Unlike the Section 179 limit, Bonus Depreciation does not have a spending cap and can contribute to a net operating loss, making it suitable for businesses with substantial capital investments. Businesses often utilize Section 179 first to maximize the immediate deduction, then apply Bonus Depreciation to any remaining asset cost.
When neither accelerated method is fully utilized, assets are subject to the Modified Accelerated Cost Recovery System (MACRS), the standard depreciation method. MACRS assigns assets to specific classes, such as three, five, or seven years, prescribing a schedule for recovering the cost. This method spreads the expense out over several years, providing a smaller, consistent deduction annually. Selecting the appropriate recovery method requires careful analysis of the business’s current and projected taxable income.
The structure of a small business often dictates how its income is taxed, especially for pass-through entities where profits flow directly to the owner’s personal return. Section 199A established the Qualified Business Income (QBI) deduction, which allows eligible owners to deduct up to 20% of their qualified business income. This deduction is available to sole proprietorships, partnerships, S corporations, and Limited Liability Companies taxed as one of the former.
Eligibility for the full 20% deduction is subject to complex rules, including taxable income thresholds that are adjusted annually for inflation. For 2024, the deduction begins to phase out for taxpayers with taxable income above $191,950 for single filers and $383,900 for married couples filing jointly. The deduction is completely eliminated for owners of specified service trade or businesses (SSTBs), such as those in health, law, accounting, and consulting, once their taxable income exceeds $241,950 for single filers and $483,900 for married couples filing jointly.
Business owners who use a portion of their home for work may be able to claim a deduction for the expenses related to that space. To qualify, the home office must be used exclusively and regularly as the principal place of business or as a place to meet clients. The IRS offers two methods for calculating this deduction: the simplified option or the actual expense method. The simplified option allows a deduction of $5 per square foot of the home office, up to a maximum of 300 square feet, which provides a fast and straightforward calculation.

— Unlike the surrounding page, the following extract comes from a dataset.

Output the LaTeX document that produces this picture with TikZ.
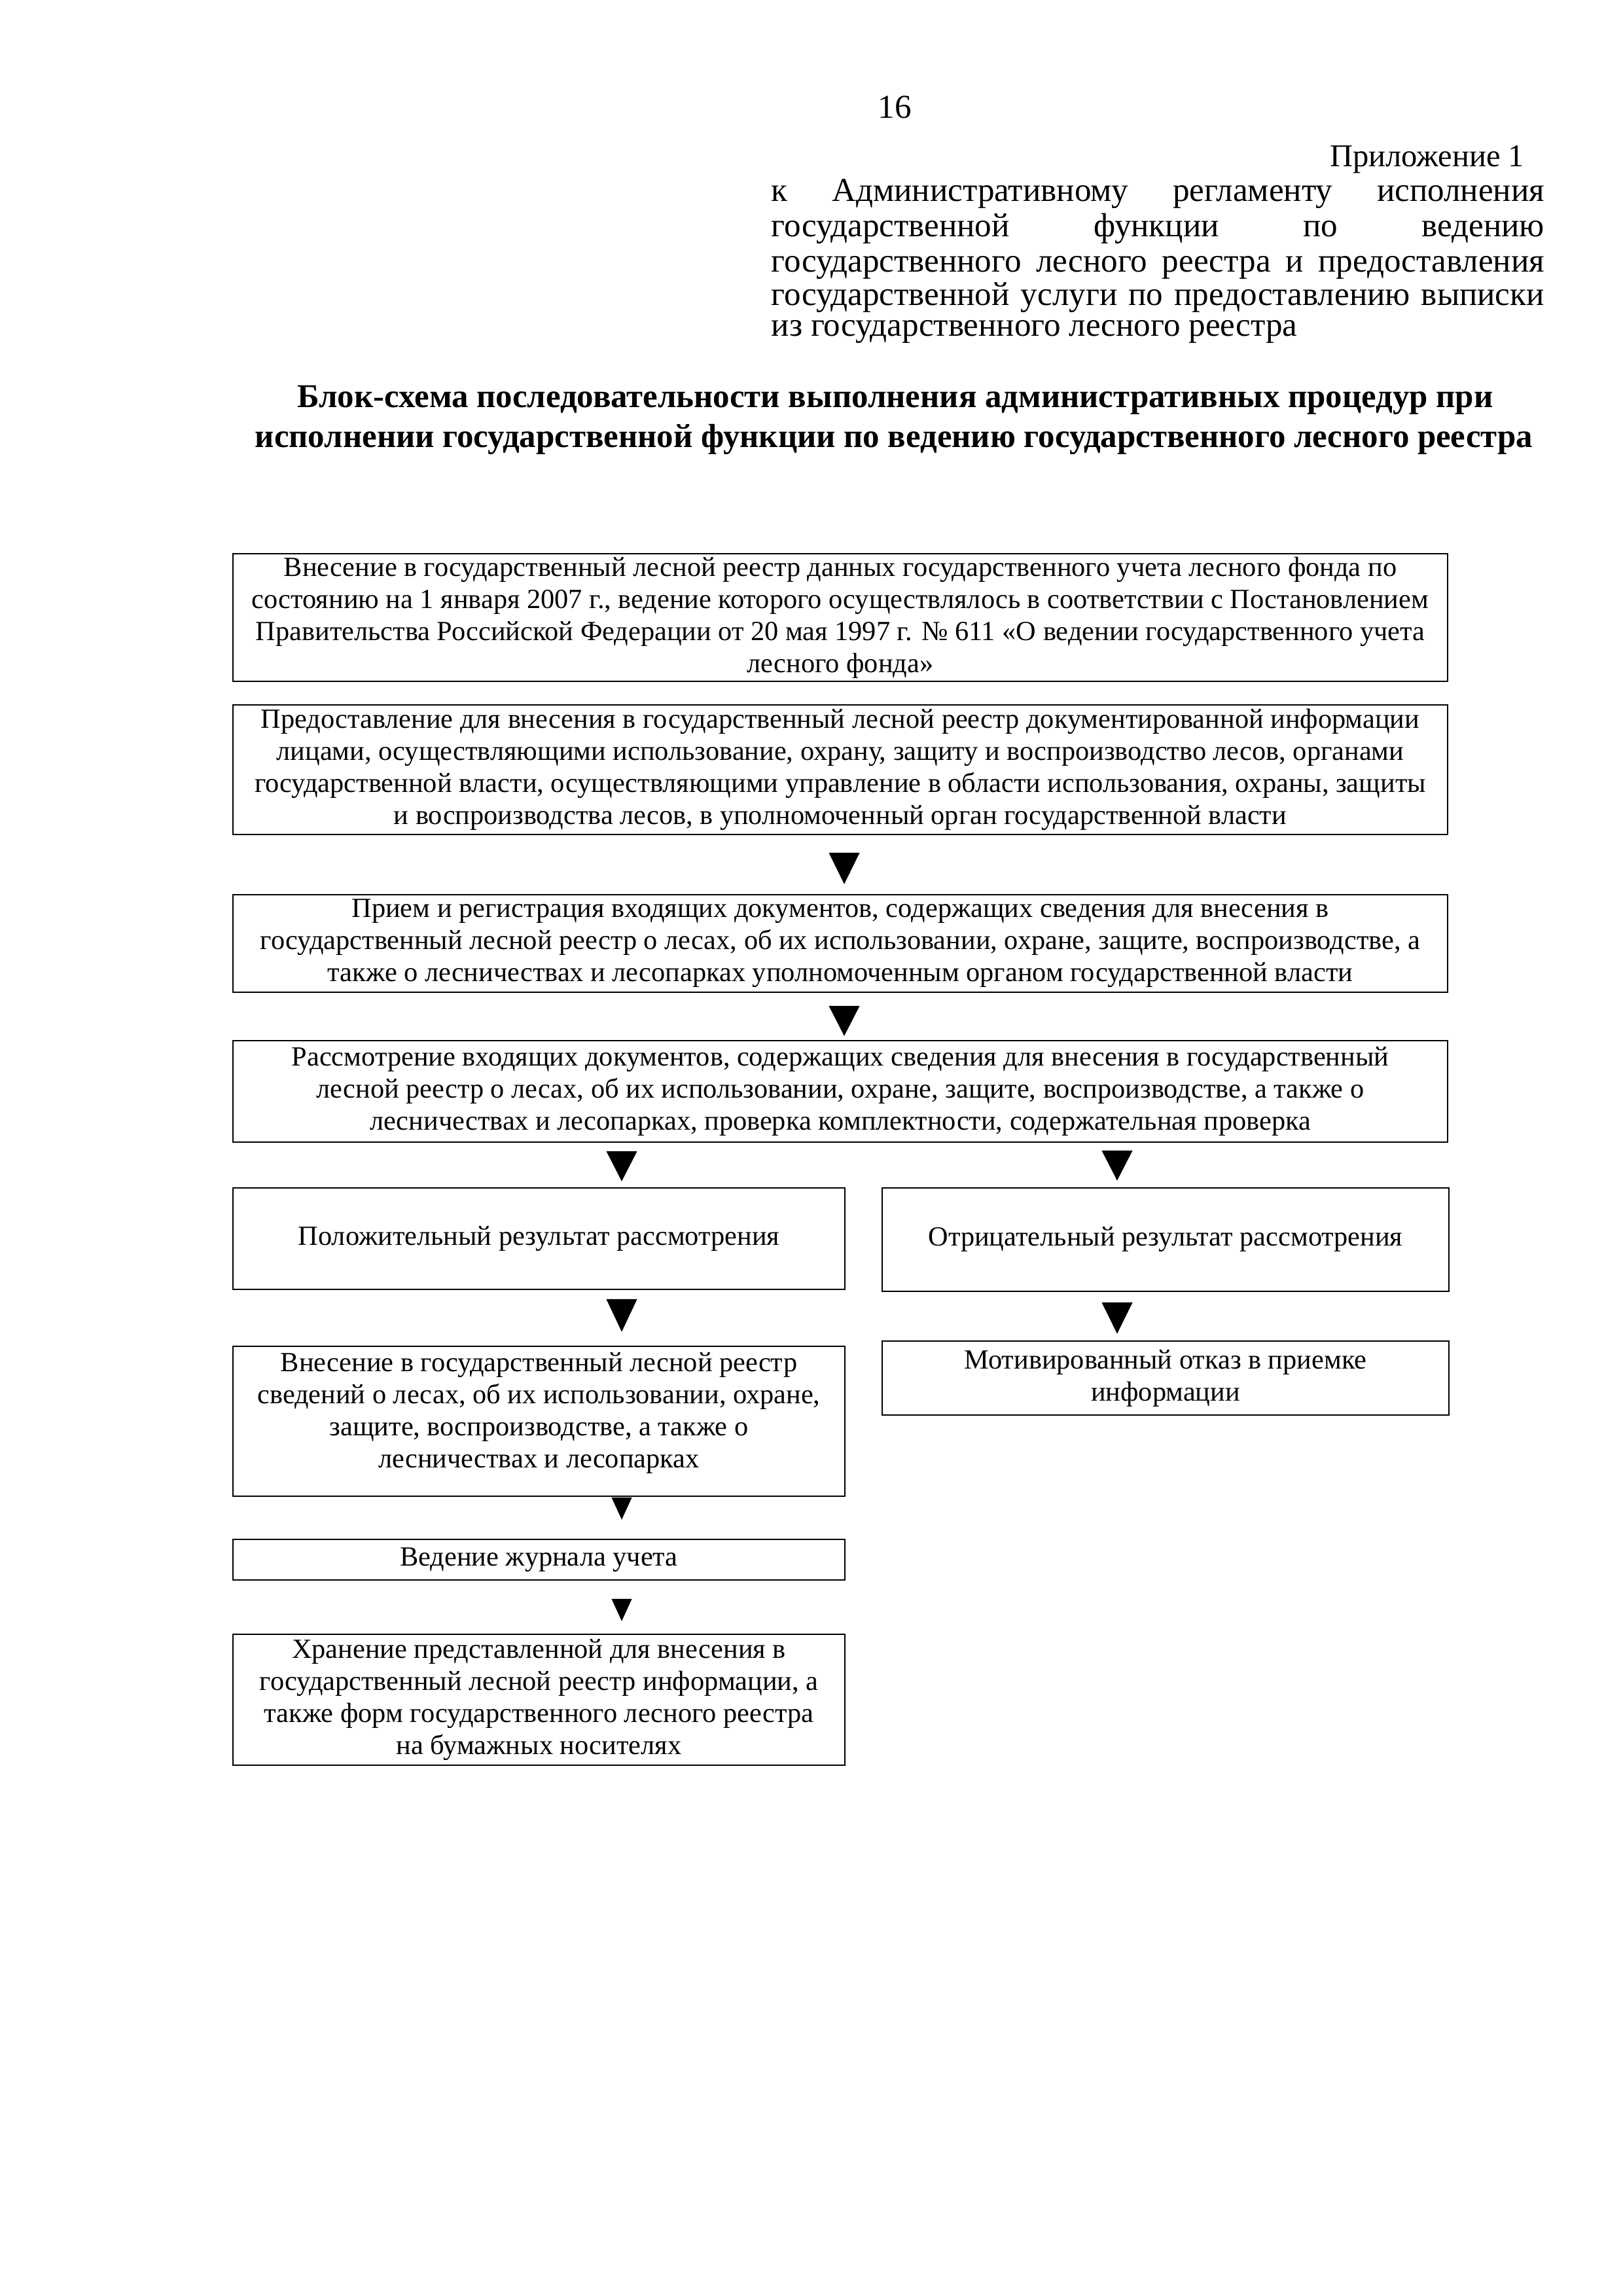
\documentclass[tikz,border=0pt]{standalone}
\usepackage{fontspec}
\setmainfont{Liberation Serif}
\usetikzlibrary{arrows.meta}
\newcommand\hfont{\fontsize{12.3pt}{12.5pt}\selectfont}
\newcommand\pfont{\fontsize{11.7pt}{12.5pt}\selectfont}
\newcommand\tfont{\fontsize{12.25pt}{14.5pt}\selectfont\bfseries}
\newcommand\bfnt{\fontsize{10.2pt}{11.8pt}\selectfont}
\newcommand\bx[6]{\node[box, minimum width={(#4-#2)*0.2409pt}, minimum height={(#5-#3)*0.2409pt}] (#1) at ({(#2+#4)/2},{(#3+#5)/2}) {#6};}
\newcommand\arr[7]{\draw[conn, -{Triangle[width=#7*0.2409pt, length=#5*0.2409pt]}, shorten <=#4*0.2409pt, shorten >=#6*0.2409pt] (#1.south -| #3) -- (#2.north -| #3);}
\begin{document}
\begin{tikzpicture}[x=0.2409pt, y=-0.2409pt,
  box/.style={draw, line width=0.6pt, inner sep=0pt, align=center, font=\bfnt},
  txt/.style={inner sep=0pt},
  conn/.style={line width=0.2pt}]
\useasboundingbox (0,0) rectangle (2480,3508);
\fill[white] (0,0) rectangle (2480,3508);
% page number and header
\node[txt, anchor=base, font=\hfont] (pg) at (1367,180) {16};
\node[txt, anchor=base east, font=\pfont] (h0) at (2330,254) {Приложение 1};
\node[txt, anchor=base west, font=\hfont] (h1) at (1178,307) {\makebox[284.5pt][s]{к Административному регламенту исполнения}};
\node[txt, anchor=base west, font=\hfont] (h2) at (1178,361) {\makebox[284.5pt][s]{государственной функции по ведению}};
\node[txt, anchor=base west, font=\hfont] (h3) at (1178,415) {\makebox[284.5pt][s]{государственного лесного реестра и предоставления}};
\node[txt, anchor=base west, font=\hfont] (h4) at (1178,466) {\makebox[284.5pt][s]{государственной услуги по предоставлению выписки}};
\node[txt, anchor=base west, font=\hfont] (h5) at (1178,513) {из государственного лесного реестра};
% title
\node[txt, anchor=base, font=\tfont] (t1) at (1368,622) {Блок-схема последовательности выполнения административных процедур при};
\node[txt, anchor=base, font=\tfont] (t2) at (1366,683) {исполнении государственной функции по ведению государственного лесного реестра};
% boxes
\bx{b1}{356}{846}{2212}{1041}{Внесение в государственный лесной реестр данных государственного учета лесного фонда по\\состоянию на 1 января 2007 г., ведение которого осуществлялось в соответствии с Постановлением\\Правительства Российской Федерации от 20 мая 1997 г. № 611 «О ведении государственного учета\\лесного фонда»}
\bx{b2}{356}{1077}{2212}{1275}{Предоставление для внесения в государственный лесной реестр документированной информации\\лицами, осуществляющими использование, охрану, защиту и воспроизводство лесов, органами\\государственной власти, осуществляющими управление в области использования, охраны, защиты\\и воспроизводства лесов, в уполномоченный орган государственной власти}
\bx{b3}{356}{1367}{2212}{1516}{Прием и регистрация входящих документов, содержащих сведения для внесения в\\государственный лесной реестр о лесах, об их использовании, охране, защите, воспроизводстве, а\\также о лесничествах и лесопарках уполномоченным органом государственной власти}
\bx{b4}{356}{1590}{2212}{1745}{Рассмотрение входящих документов, содержащих сведения для внесения в государственный\\лесной реестр о лесах, об их использовании, охране, защите, воспроизводстве, а также о\\лесничествах и лесопарках, проверка комплектности, содержательная проверка}
\bx{b5}{356}{1815}{1291}{1970}{Положительный результат рассмотрения}
\bx{b6}{1348}{1815}{2214}{1973}{Отрицательный результат рассмотрения}
\bx{b7}{356}{2057}{1291}{2286}{Внесение в государственный лесной реестр\\сведений о лесах, об их использовании, охране,\\защите, воспроизводстве, а также о\\лесничествах и лесопарках\rule[-8pt]{0pt}{8pt}}
\bx{b8}{1348}{2049}{2214}{2162}{Мотивированный отказ в приемке\\информации}
\bx{b9}{356}{2352}{1291}{2414}{Ведение журнала учета}
\bx{b10}{356}{2497}{1291}{2697}{Хранение представленной для внесения в\\государственный лесной реестр информации, а\\также форм государственного лесного реестра\\на бумажных носителях}
% connector columns
\coordinate (cm) at (1290,0);
\coordinate (cl) at (950,0);
\coordinate (cr) at (1707,0);
% connectors
\arr{b2}{b3}{cm}{29}{48}{15}{47}
\arr{b3}{b4}{cm}{22}{46}{6}{47}
\arr{b4}{b5}{cl}{15}{46}{9}{47}
\arr{b4}{b6}{cr}{14}{46}{10}{47}
\arr{b5}{b7}{cl}{16}{50}{21}{47}
\arr{b6}{b8}{cr}{18}{48}{10}{47}
\arr{b7}{b9}{cl}{3}{34}{29}{31}
\arr{b9}{b10}{cl}{30}{34}{19}{31}
\end{tikzpicture}
\end{document}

The actual expense method requires calculating a percentage of total home expenses, such as mortgage interest, utilities, and insurance, based on the square footage of the office space. While this method can yield a larger deduction, it requires meticulous record-keeping and calculating the depreciation of the home itself. Both methods require that the home office be demonstrably separate and necessary for the business operation.
Unlike deductions, which reduce taxable income, tax credits directly reduce the final tax liability on a dollar-for-dollar basis, offering a powerful incentive. The Work Opportunity Tax Credit (WOTC) is available to businesses that hire individuals from specific targeted groups, including qualified veterans, long-term unemployment recipients, and designated community residents. The maximum credit available per qualified new hire can range from $2,400 to $9,600, depending on the employee’s category and the length of employment.
Businesses supporting employee welfare can utilize the Small Employer Health Insurance Tax Credit to offset the cost of providing health coverage. To qualify, a business must have fewer than 25 full-time equivalent employees (FTEs) and pay at least 50% of the employees’ health insurance premium costs. The maximum credit is 50% of the employer’s premium payments, or 35% for tax-exempt organizations. This credit is available for only two consecutive tax years, encouraging small firms to establish coverage initially.
Specific credits also exist to offset payroll tax liabilities, rather than income tax. For instance, the credit for increasing research activities can be applied against the employer’s Social Security portion of FICA taxes for certain qualified small businesses. These payroll-based credits provide direct relief on mandatory employment taxes, increasing the business’s operating capital immediately.
Self-employed individuals can deduct 100% of health insurance premiums paid for themselves, their spouse, and dependents. This is claimed as an adjustment to gross income on the personal tax return, not as a business expense. The deduction is limited to the business’s net earnings, and the individual cannot be eligible for an employer-sponsored health plan. This reduces the effective cost of health coverage for entrepreneurs.
Establishing a qualified retirement plan, such as a Simplified Employee Pension (SEP) IRA or a Savings Incentive Match Plan for Employees (SIMPLE) IRA, provides tax advantages. Contributions made by the employer, including the owner acting as the employer, are generally deductible from the business’s income in the year they are made. These plans allow for tax-deferred growth on the funds and offer high contribution limits, facilitating long-term financial security for the owner and employees.
To encourage the establishment of new retirement plans, small businesses with 100 or fewer employees may claim the Retirement Plan Startup Costs Credit. This credit helps offset the necessary and ordinary costs associated with setting up and administering the plan. The credit covers 50% of the startup costs, up to an annual maximum of $5,000, for the first three years of the plan’s existence.